Requirements

Documents API

The Woo Publications component uses the VNG Documents API standard for the actual persisting of (published) documents. This means that you must provide or provision an API provider that implements this standard. You must also configure some authorization aspects in the Authorisations API used by the chosen Documents API.

What you’ll need

  • Access to the admin environment of the Woo Publications component, e.g. https://woo-publications.example.com/admin/.

  • Configure the Documents API service.

Configuration for the Authorisations API

The Woo Publications component uses the information categories to describe the document type (“informatieobjecttype”) for the Documents API. The permissions to the Documents API are based on these document types.

Permission scopes

  • documenten.aanmaken

  • documenten.bijwerken

Woo Publications requires the scopes listed above, for all information categories.

The API resource URLs for all information categories are available on a page in the admin. Navigate to Admin > Metadata > Information categories. In the top right, click the View API resource URLs button.

The list page displays all information categories, grouped by their origin with the fully qualified resource URLs required by the Authorisations API.

Known applications/products providing a Documents API

Tip

If you’re a vendor, please create a PR to add your product to this list.

Reverse proxy

It’s recommended to set up a reverse proxy (like nginx or a Kubernetes ingress/gateway) before the application container, as these pieces of software are designed to scale well. They can prevent the application containers from becoming overloaded.
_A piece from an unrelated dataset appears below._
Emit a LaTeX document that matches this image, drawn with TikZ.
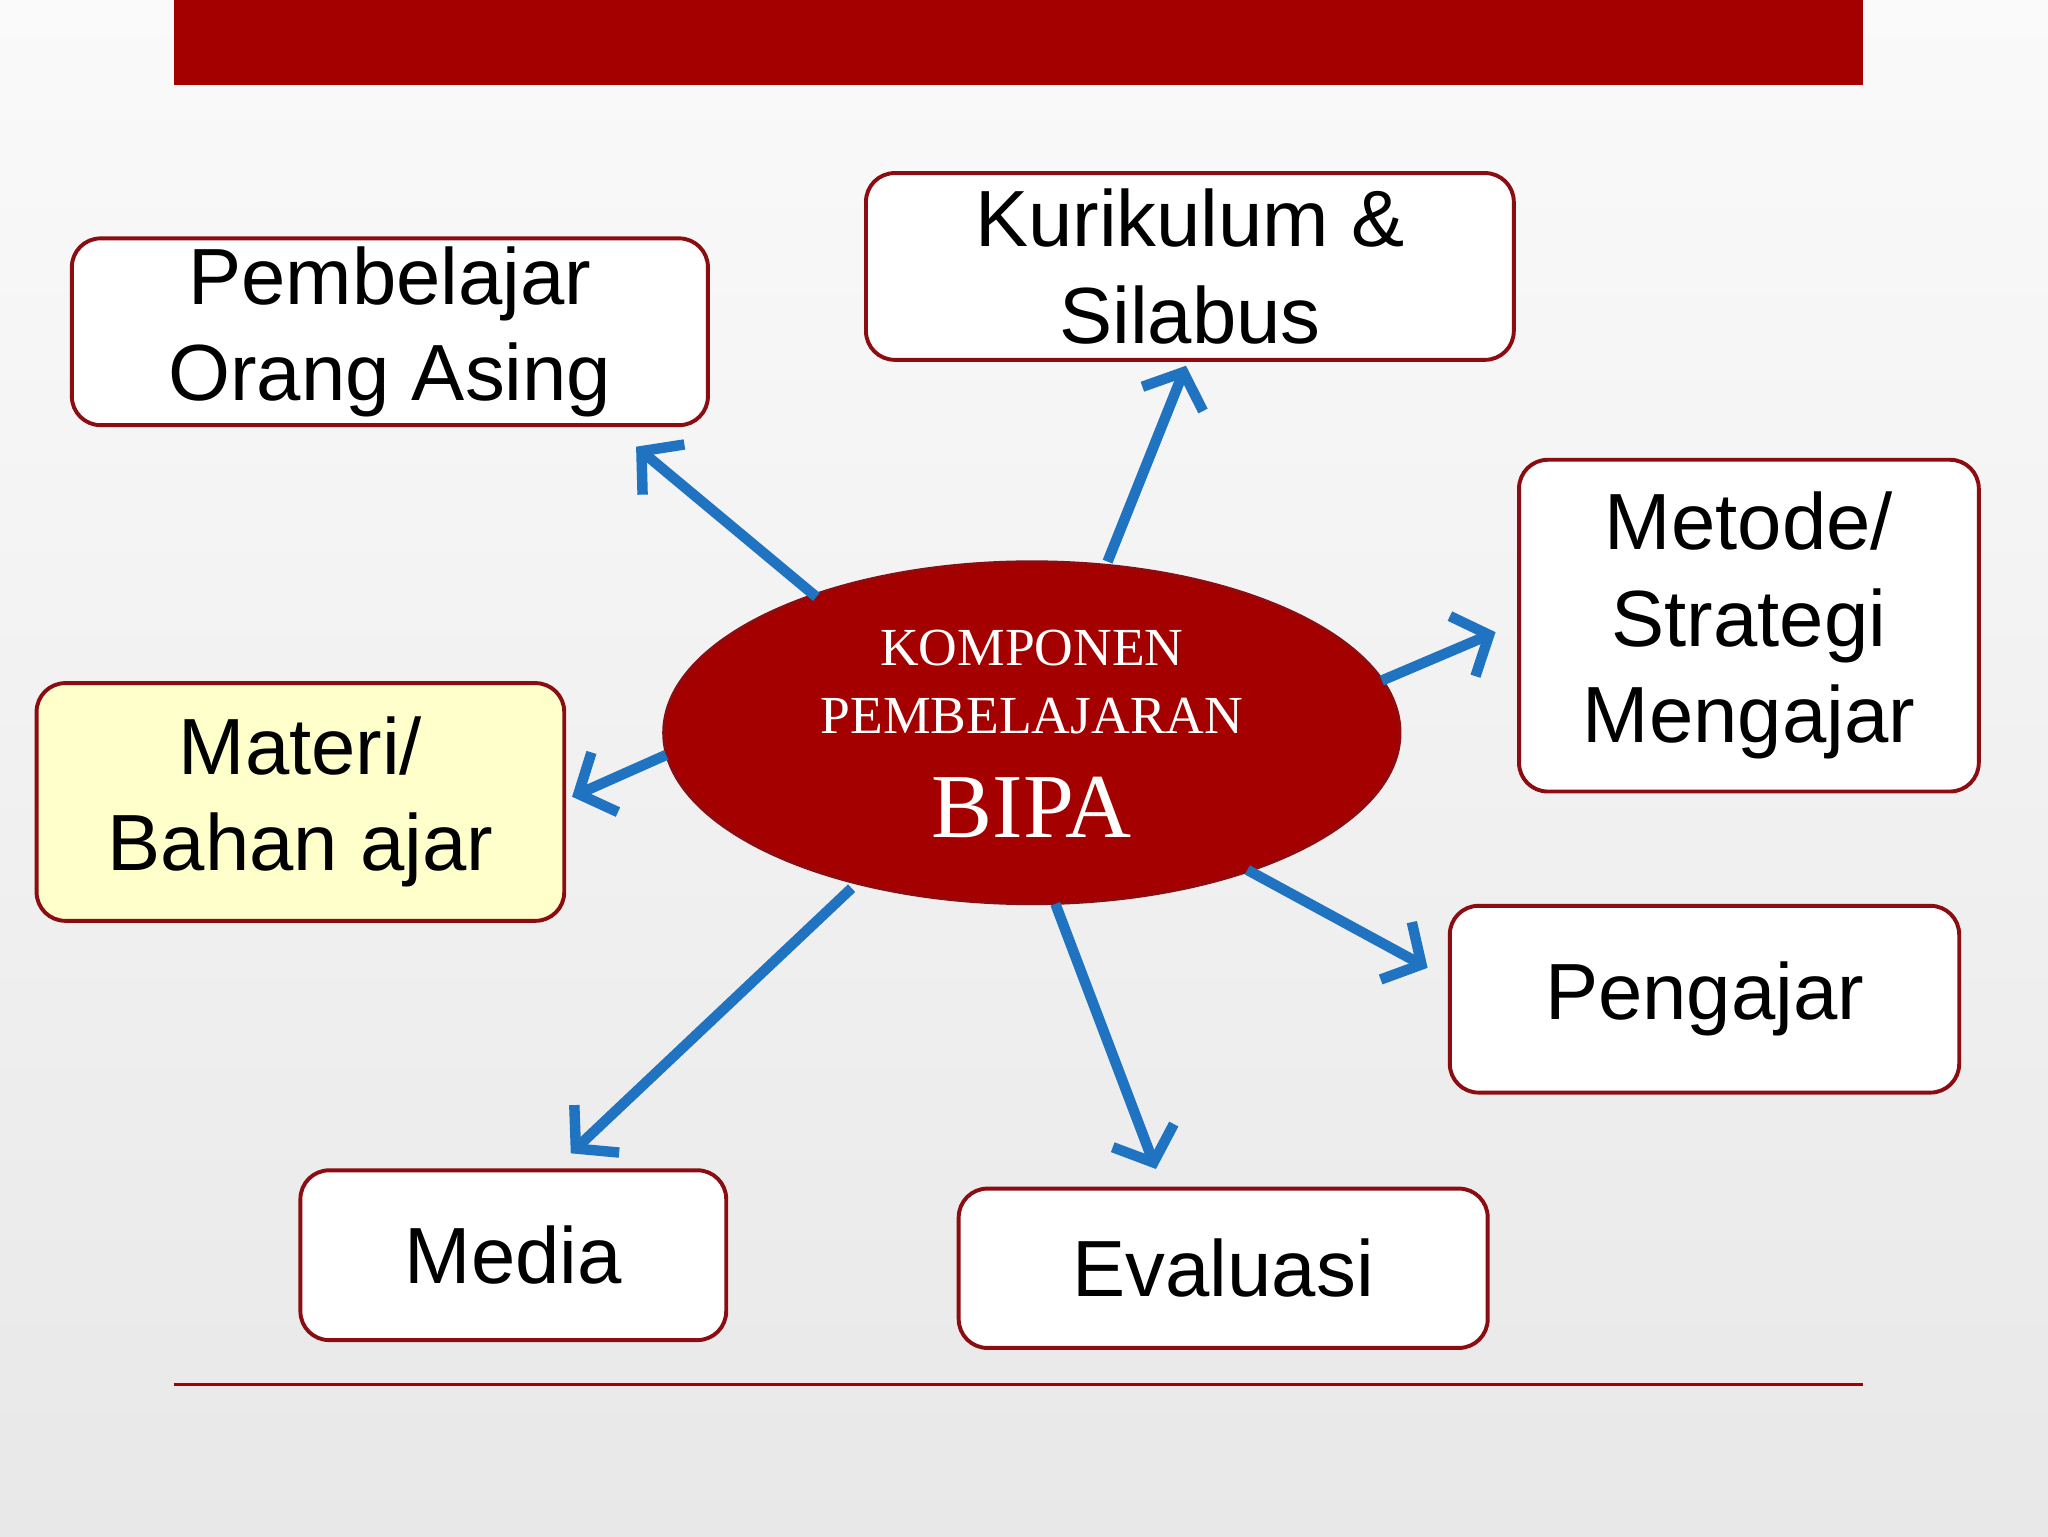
\documentclass[tikz,border=0pt]{standalone}
\usepackage{fontspec}
\setmainfont{Liberation Sans}
\newfontfamily\serifx{Liberation Serif}
\usetikzlibrary{arrows.meta,shapes.geometric}
\definecolor{darkred}{HTML}{A50000}
\definecolor{boxborder}{HTML}{8B0D12}
\definecolor{arrowblue}{HTML}{1F73C0}
\definecolor{paleyellow}{HTML}{FFFFCC}
\tikzset{
 box/.style={draw=boxborder,line width=3pt,rounded corners=22pt,fill=white,align=center,font=\fontsize{61}{74}\selectfont,inner sep=0pt},
 arr/.style={draw=arrowblue,line width=8pt,-{Straight Barb[length=22pt,width=50pt,line width=8pt]}},
 ctext/.style={text=white,inner sep=0pt}
}
\begin{document}
\begin{tikzpicture}[x=1pt,y=-1pt]
\shade[top color=white!96!gray,bottom color=white!82!gray] (0,0) rectangle (1568,1176);
\useasboundingbox (0,0) rectangle (1568,1176);
\fill[darkred] (133,0) rectangle (1426,65);
\draw[darkred,line width=3pt] (133,1060) -- (1426,1060);
\node[box,minimum width=487pt,minimum height=143pt] (pb) at (298.5,254) {Pembelajar\\Orang Asing};
\node[box,minimum width=496pt,minimum height=143pt] (ks) at (911,204) {Kurikulum \&\\Silabus};
\node[box,minimum width=352pt,minimum height=254pt] (me) at (1339,479) {Metode/\\Strategi\\Mengajar};
\node[box,fill=paleyellow,minimum width=404pt,minimum height=182pt] (ma) at (230,614) {Materi/\\Bahan ajar};
\node[box,minimum width=390pt,minimum height=143pt] (pg) at (1305,765) {Pengajar};
\node[box,minimum width=326pt,minimum height=130pt] (md) at (393,961) {Media};
\node[box,minimum width=405pt,minimum height=122pt] (ev) at (936.5,971) {Evaluasi};
\node[ellipse,draw=boxborder,line width=2pt,fill=darkred,minimum width=564pt,minimum height=262pt] (c) at (790,561) {};
\node[ctext,font=\serifx\fontsize{41}{48}\selectfont] (t1) at (790,496) {KOMPONEN};
\node[ctext,font=\serifx\fontsize{41}{48}\selectfont] (t2) at (790,548) {PEMBELAJARAN};
\node[ctext,font=\serifx\fontsize{70}{80}\selectfont] (t3) at (790,618) {BIPA};
\coordinate (a1) at (625,457); \coordinate (b1) at (487,342);
\coordinate (a2) at (848,430); \coordinate (b2) at (908,280);
\coordinate (a3) at (1058,521); \coordinate (b3) at (1145,484);
\coordinate (a4) at (510,578); \coordinate (b4) at (438,610);
\coordinate (a5) at (955,666); \coordinate (b5) at (1093,741);
\coordinate (a6) at (652,680); \coordinate (b6) at (437,883);
\coordinate (a7) at (808,692); \coordinate (b7) at (885,895);
\foreach \i in {1,...,7} \draw[arr] (a\i) -- (b\i);
\end{tikzpicture}
\end{document}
Configuring a reverse proxy or Kubernetes cluster is out of scope for this project, but some implementation details are relevant and they are listed below.

Allow streaming of document downloads

Uploaded documents in the API are also downloaded again - especially by the National Search Index (DiWoo) which indexes the documents, but ultimately also by interested parties like citizens, journalists…

Our download API endpoint (/api/v1/documenten/:uuid/download) sends a response header X-Accel-Buffering: off to the reverse proxy to promote synchronous streaming to the client. Certain nginx (or possibly other reverse proxy implementations) configuration can lead to this header being ignored.

Most of the time (small files, fast networks…) this shouldn’t be a problem, but especially with larger files (1GB+) being downloaded over slow connections it’s possible the internal nginx buffers fill up and the application container times out when trying to write the response back to nginx. This results in downloads getting aborted after about 1GB. Disabling buffering prevents this problem by writing/streaming directly to the client.

Alternative configurations could be to disable buffering for these endpoints in particular, in which case the response header can be safely ignored too.